Cosmetic surgery enacts a form of cultural signification where we can examine the literal and material reproduction of ideals of beauty. Where visualization technologies bring into focus isolated body parts and pieces, surgical procedures actually carve into the flesh to isolate parts to be manipulated and resculpted. In this way cosmetic surgery literally transforms the material body into a sign of culture.
The discourse of cosmetic surgery offers provocative material for discussing the cultural construction of the gendered body because women are often the intended and preferred subjects of such discourse and men are often the agents performing the surgery. Cosmetic surgery is not simply a discursive site for the “construction of images of women,” but a material site at which the physical female body is surgically dissected, stretched, carved, and reconstructed according to cultural and eminently ideological standards of physical appearance.
Kathy Davis (2003) suggests that cosmetic surgery actually deploys three overlapping mechanisms of cultural control: inscription, surveillance, and confession. According to Kathy Davis (2003), the physician’s clinical eye functions like Foucault’s medical gaze; it is a disciplinary gaze situated within apparatuses of power and knowledge that constructs the female figure as pathological, excessive, unruly, and potentially threatening of the dominant order.
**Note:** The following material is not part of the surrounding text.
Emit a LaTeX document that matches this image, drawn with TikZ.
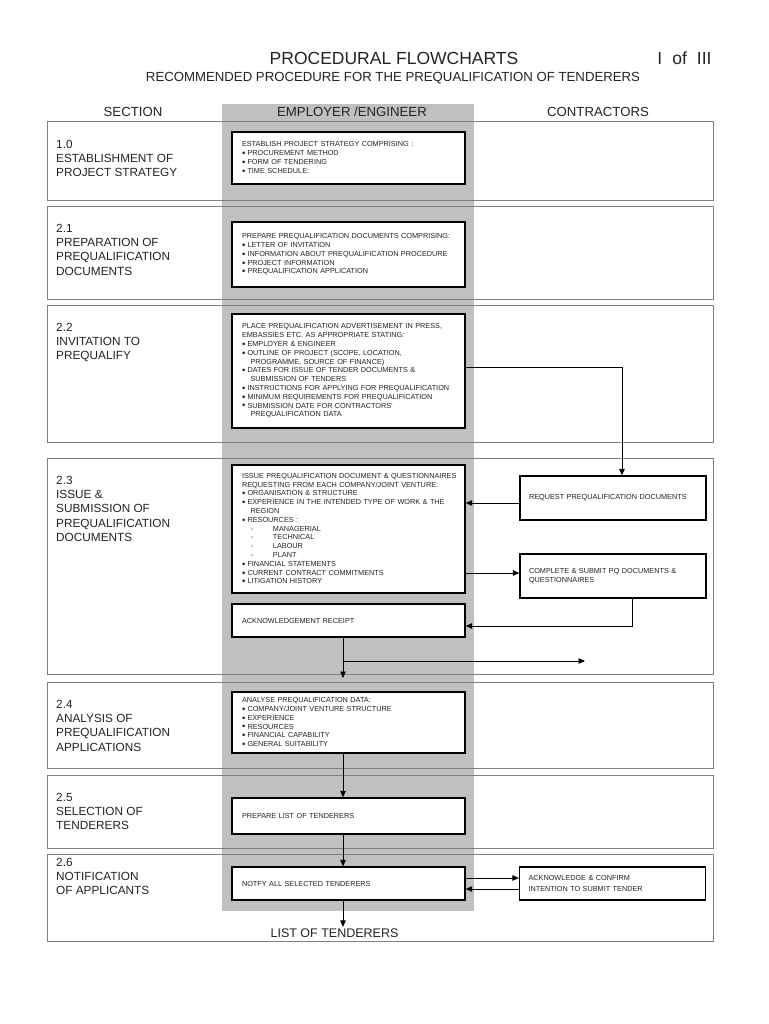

This gaze disciplines the unruly female body by first fragmenting it into isolated parts — face, hair, legs, breasts — and then redefining those parts as inherently flawed and pathological. When a woman internalizes a fragmented body image and accepts its “flawed” identity, each part of the body then becomes a site for the “fixing” of her physical abnormality. Twentieth century women believe that Cosmetic surgery fragments the body into a set of features that can be serially upgraded.
The full importance of imposing the language of merchandising on the body is not that cash value is inherently degrading; it seems right in granting the capacity of the high-intensity market to put a price tag on anything. The point is that if genetic engineering is anything more than a fantasy, the decomposition of the body into features is preparing for that future. Far more consequential than upgrading the ageing features of the adult body may be pre-selecting features in the embryonic body and changing DNA structure in order to do this.
Ann Dally in “Women Under the Knife: A History of Surgery” describe that women are besieged by the media to deviate from healthy ambition, from the productive world, and from energizing activity to the search for beauty. This pressure to be ornamental starts young and remains part of the culture of women in our society. It is intensified in a woman’s middle years, when she begins to lose the beauty of youth. Some women who have cosmetic surgery may be happy with their larger breasts or smaller noses, but it is unlikely that surgery creates happiness as the original unhappiness often had an emotional or social basis.
Women who have breast reductions do not usually fall into this category because they have breast reductions most often for reasons of physical comfort, and they rarely return for other cosmetic surgery. Physical changes with surgery usually make little difference to a woman’s feelings of being unacceptable or unlovable. Women who have cosmetic surgery usually go back to the surgeon for more snipping, cutting, and pasting, looking for illusive perfection. They take health risks in order to be perfect.